I pull over, consuming exactly half of my remaining water, leaving me with 250mls for the 60-odd km ride home. I change my ipod from audio-book over to music and start pedalling back home, comforting myself with the thought "well it was mostly uphill on the way here, so there'll be more down on the way home."
30km down the road it became clear to me, that I'm an idiot. A complete fool. Apparently, in an undulating landscape there's some laws of topography that I just don't understand. No matter which direction you're cycling in, you are by the very laws of nature pedalling up hill. I ponder this, as I approach Uralla Crossing again from the other side, my legs screaming with effort to clear the hill, using the 2nd lowest gear my bike has to offer. I begin to wonder if I could actually walk faster, the bike just seemed to be crawling along at such a sad pace.
I stopped again at the top of Uralla crossing, consuming, again exactly half of my remaining water, applying some sort of logic in my starved, dehydrated and addled state that if I did that, I'd not run out. Refer to the previous paragraph for a discussion of my intellectual powers while under the influence of hunger. I got back on the bicycle, rolling at a fairly slow pace back through the undulating landscape towards stromlo forest. As I passed the forest I was overtaken by a group of mountain bikers, in a further dashing blow to my pride, the mountain bikers were actually inside the forest grounds, on the rocky rough mountain bike track, while I cruised along the road with my suspension fully locked out.

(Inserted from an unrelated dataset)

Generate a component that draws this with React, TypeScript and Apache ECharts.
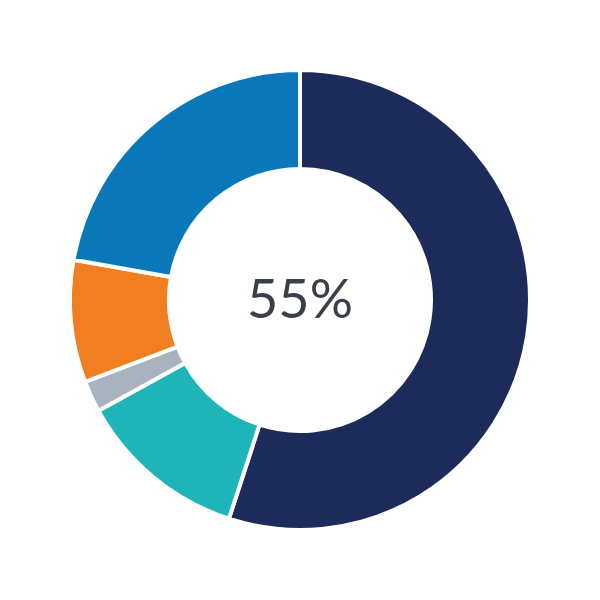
import React, { useEffect, useRef } from "react";
import * as echarts from "echarts";

const categories = ["A", "B", "C", "D", "E"];
const values = [55, 12, 2.2, 8.6, 22.2];
const colors = ["#1c2b59", "#1fb5b8", "#a9b2bf", "#f27e22", "#0a78b8"];
const centerLabel = "55%";

export default function App() {
  const ref = useRef<HTMLDivElement>(null);
  useEffect(() => {
    document.body.style.margin = "0";
    const chart = echarts.init(ref.current!, undefined, { renderer: "svg" });
    chart.setOption({
      animation: false,
      series: [
        {
          type: "pie",
          center: ["50%", "50%"],
          radius: [131, 230],
          startAngle: 90,
          clockwise: true,
          label: { show: false },
          labelLine: { show: false },
          emphasis: { disabled: true },
          itemStyle: { borderColor: "#ffffff", borderWidth: 4 },
          data: categories.map((c, i) => ({
            name: c,
            value: values[i],
            itemStyle: { color: colors[i] },
          })),
        },
      ],
      graphic: [
        {
          type: "text",
          x: 300,
          y: 297,
          style: {
            text: centerLabel,
            font: "54px Lato",
            fill: "#3a4049",
            align: "center",
            verticalAlign: "middle",
          },
        },
      ],
    });
    return () => chart.dispose();
  }, []);
  return <div ref={ref} style={{ width: 600, height: 600 }} />;
}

I passed the sign for Stromlo forest, thinking thank goodness, I'm almost home, there's only another 10 or so km to go. By this stage, I'm not enjoying the ride at all. My stomach is in constant constricted grumbling hunger pain, my leg muscles are so laden with lactic acid they are burning and protesting every pedal, I'm starting to see little blue spots in front of my eyes from the dehydration. I'm exhausted, and I've still got at least one more 13% slope to climb, and one more 10% slope to climb.
I shake my head to clear it, and admonish myself not to think about the hills. I try to just put my head down, and pedal. It doesn't matter how fast I'm going, it just matters that I'm on the bike and pedalling, that I'm keeping this vehicle rolling.
The sun comes out, finally burning off the layers of cloud. Maybe it's the hunger, dehydration and physical exhaustion messing with my head, but I realise something. I'm lucky. I'm lucky to be pushing my body to within some reasonable proximity of it's limits. I'm lucky to feel muscles burn from exercise. I'm lucky to feel hunger and thirst. All of these sensations mean that I'm alive, and well enough to be riding a bike to exhaustion. I'm lucky to be alive and well.
I make one more stop on the way home, eating my mandarin at the top of Copins Crossing. A zippy cyclist on a road bike stops to ask if I'm okay. My response of "yeah mate, just stopping for a snack" is met with a cheerful "good on ya" as he pedals off into the distance. Renewed witha fresh dose of fructose I hop on the bike, chuck on three gears and dig in. I round the corner, I'm gaining on the other bike! Yeah! Get him! I round the next corner, and discover the hill is so steep that I'm pedalling at a walking pace in my lowest gear. I'm an idiot.
I finally make it home, the entire distance up coulter drive thinking the most longing and loving thoughts I've possibly ever thought about a bowl of pasta with mushrooms and tomatoes sitting in my fridge. I've never lusted over leftovers quite so intensely.